On the constitutional question, the court upheld the Butler Act. Chief Justice Grafton Green wrote that the state, as an employer funding public schools, had the authority to dictate what its teachers could and could not teach. The court treated the relationship between the state and its teachers as essentially an employment matter, not a question of free speech or religious establishment. That reasoning kept the Butler Act on the books.

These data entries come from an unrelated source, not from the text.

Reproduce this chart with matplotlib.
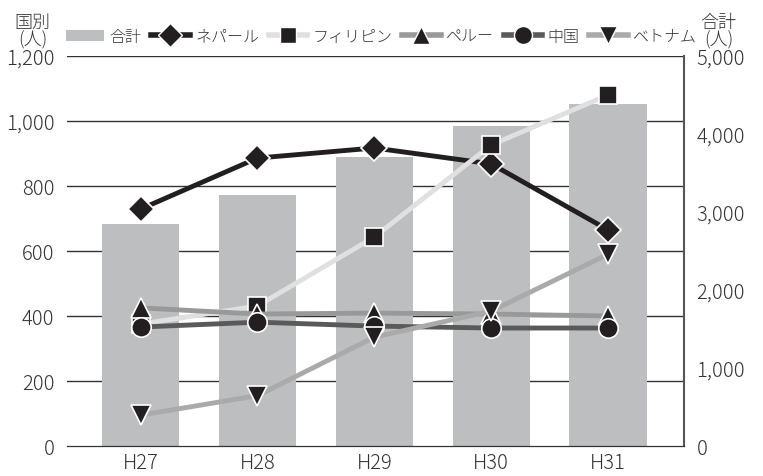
import matplotlib
matplotlib.use('Agg')
import matplotlib.pyplot as plt
import numpy as np
from matplotlib.lines import Line2D
from matplotlib.patches import Patch

plt.rcParams['font.family'] = ['Noto Sans CJK JP', 'DejaVu Sans']
plt.rcParams['font.weight'] = 'light'

years = ['H27', 'H28', 'H29', 'H30', 'H31']
total = [2846, 3218, 3705, 4103, 4385]
nepal = [729, 886, 917, 868, 665]
philippines = [375, 431, 643, 926, 1080]
peru = [425, 406, 409, 406, 400]
china = [366, 381, 369, 363, 363]
vietnam = [95, 155, 335, 415, 590]

series = [
    ('ネパール', nepal, '#231f20', 'D', 13, 3.5),
    ('フィリピン', philippines, '#e0e0e0', 's', 13, 3.5),
    ('ペルー', peru, '#999999', '^', 14, 3.5),
    ('中国', china, '#5a5a5a', 'o', 14, 3.5),
    ('ベトナム', vietnam, '#aaaaaa', 'v', 14, 3.5),
]

fig = plt.figure(figsize=(7.63, 4.77), dpi=100)
ax = fig.add_axes([67 / 763, 30 / 477, 617 / 763, 390 / 477])
ax2 = ax.twinx()

x = np.arange(len(years))
ax2.bar(x, total, width=0.66, color='#bcbec0', zorder=1)
ax2.set_ylim(0, 5000)
ax2.set_yticks(np.arange(0, 5001, 1000))
ax2.set_yticklabels([f'{v:,}' for v in range(0, 5001, 1000)])

# lines drawn on the front axes, bars behind
ax.set_zorder(ax2.get_zorder() + 1)
ax.patch.set_visible(False)
for label, vals, color, marker, ms, lw in series:
    ax.plot(x, vals, color=color, lw=lw, marker=marker, markersize=ms,
            markerfacecolor='#231f20', markeredgecolor='white',
            markeredgewidth=1.2, zorder=3)

ax.set_ylim(0, 1200)
ax.set_xlim(-0.63, 4.65)
ax.set_yticks(np.arange(0, 1201, 200))
ax.set_yticklabels([f'{v:,}' for v in range(0, 1201, 200)])
ax.set_xticks(x)
ax.set_xticklabels(years)
for v in range(200, 1201, 200):
    ax2.axhline(v * 5000 / 1200, color='#333333', lw=1, zorder=0.5)

for a in (ax, ax2):
    a.spines['top'].set_visible(False)
    a.spines['left'].set_visible(False)
    a.spines['right'].set_visible(False)
    a.tick_params(length=0, labelsize=14.5, colors='#333333')
ax2.spines['right'].set_visible(True)
ax2.spines['right'].set_color('#555555')
ax2.spines['right'].set_linewidth(1.5)
ax.spines['bottom'].set_color('#333333')
ax.tick_params(axis='y', pad=9)
ax2.tick_params(axis='y', pad=9)
ax.tick_params(axis='x', pad=4)

fig.text(0.043, 0.934, '国別\n(人)', ha='center', va='center', fontsize=13,
         color='#333333', linespacing=0.95)
fig.text(0.942, 0.934, '合計\n(人)', ha='center', va='center', fontsize=13,
         color='#333333', linespacing=0.95)

handles = [Patch(facecolor='#bcbec0', edgecolor='none', label='合計')]
for label, vals, color, marker, ms, lw in series:
    handles.append(Line2D([], [], color=color, lw=4, marker=marker,
                          markersize=ms - 1, markerfacecolor='#231f20',
                          markeredgecolor='white', label=label))
fig.legend(handles=handles, loc='center left', bbox_to_anchor=(0.082, 0.922),
           ncol=6, frameon=False, fontsize=11.5, handlelength=2.4,
           handletextpad=0.35, columnspacing=0.6, borderpad=0.2,
           borderaxespad=0, labelcolor='#333333')

fig.savefig('out.png', dpi=100)
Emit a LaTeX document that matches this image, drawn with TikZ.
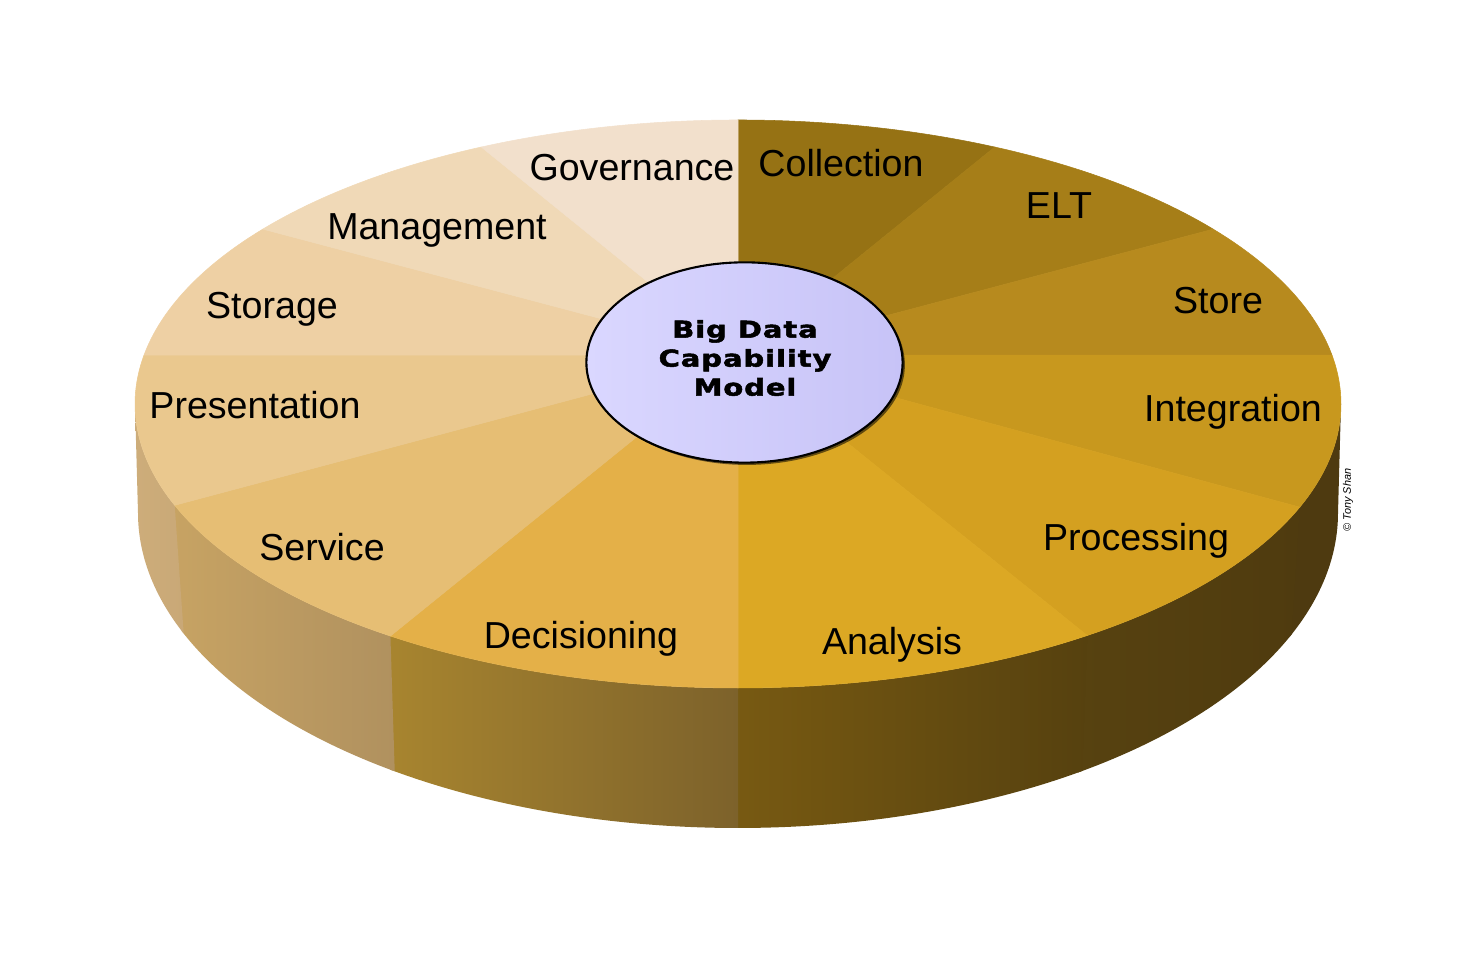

On the conviction itself, however, the court reversed. The problem was the fine. Under the Tennessee Constitution, any fine exceeding $50 had to be assessed by the jury, not the judge. The Butler Act’s minimum fine was $100, which meant the jury should have set the amount. Judge Raulston had imposed it himself, and that procedural error was enough to throw out the conviction. Rather than sending the case back for a new trial, the court recommended that the state drop the matter entirely, noting that Scopes had left his teaching position and that “nothing is to be gained by prolonging the life of this bizarre case.” The state’s attorney general agreed, and the charges were formally dismissed.
The Butler Act remained Tennessee law for another four decades, though it was never again used to prosecute a teacher. In 1967, the Tennessee legislature repealed it after a new legal challenge raised fresh constitutional questions. The repeal came just one year before the U.S. Supreme Court settled the broader issue.
In 1968, the Supreme Court decided Epperson v. Arkansas, striking down an Arkansas anti-evolution statute that had been modeled directly on Tennessee’s Butler Act. The Court held that the law existed for one reason only: because a particular religious group considered evolution incompatible with the Book of Genesis. That motivation violated the Establishment Clause of the First Amendment. The Court noted that a state’s authority to set school curricula “does not carry with it the right to prohibit, on pain of criminal penalty, the teaching of a scientific theory or doctrine where that prohibition is based upon reasons that run counter to the principles of the First Amendment.”3Justia. Epperson v. Arkansas, 393 U.S. 97
The debate didn’t end there. Opponents of evolution shifted their strategy from banning it outright to requiring that alternatives be taught alongside it. Louisiana passed a law mandating that “creation science” receive equal classroom time whenever evolution was taught. In 1987, the Supreme Court struck that law down in Edwards v. Aguillard, finding that creation science was a religious belief, not a scientific theory, and that requiring its instruction in public schools violated the Establishment Clause.4Justia. Edwards v. Aguillard, 482 U.S. 578
The next iteration rebranded religious creationism as “intelligent design,” stripping out explicit references to God or the Bible while maintaining the core claim that life was too complex to have arisen through natural processes. In 2005, a federal court in Pennsylvania heard Kitzmiller v. Dover Area School District and concluded, in a 139-page opinion, that intelligent design was not science. The court found it was a relabeling of creationism and that the school board’s policy requiring its mention in biology classes was an unconstitutional endorsement of religion.5Justia. Kitzmiller v. Dover Area School District, 400 F. Supp. 2d 707
Each of these cases traced a line back to Dayton. The Scopes Trial didn’t resolve the legal question of evolution in public schools. The conviction was overturned on a technicality, the Butler Act survived for decades, and Bryan’s argument that taxpayers should control school curricula never received a definitive constitutional answer during the trial itself. But the case put the question on the national stage in a way that made the later rulings inevitable. Every time a legislature tried a new approach to keeping evolution out of classrooms or smuggling religious instruction into them, courts returned to the same principle the Scopes defense had argued in 1925: the government cannot use public schools to advance a religious viewpoint.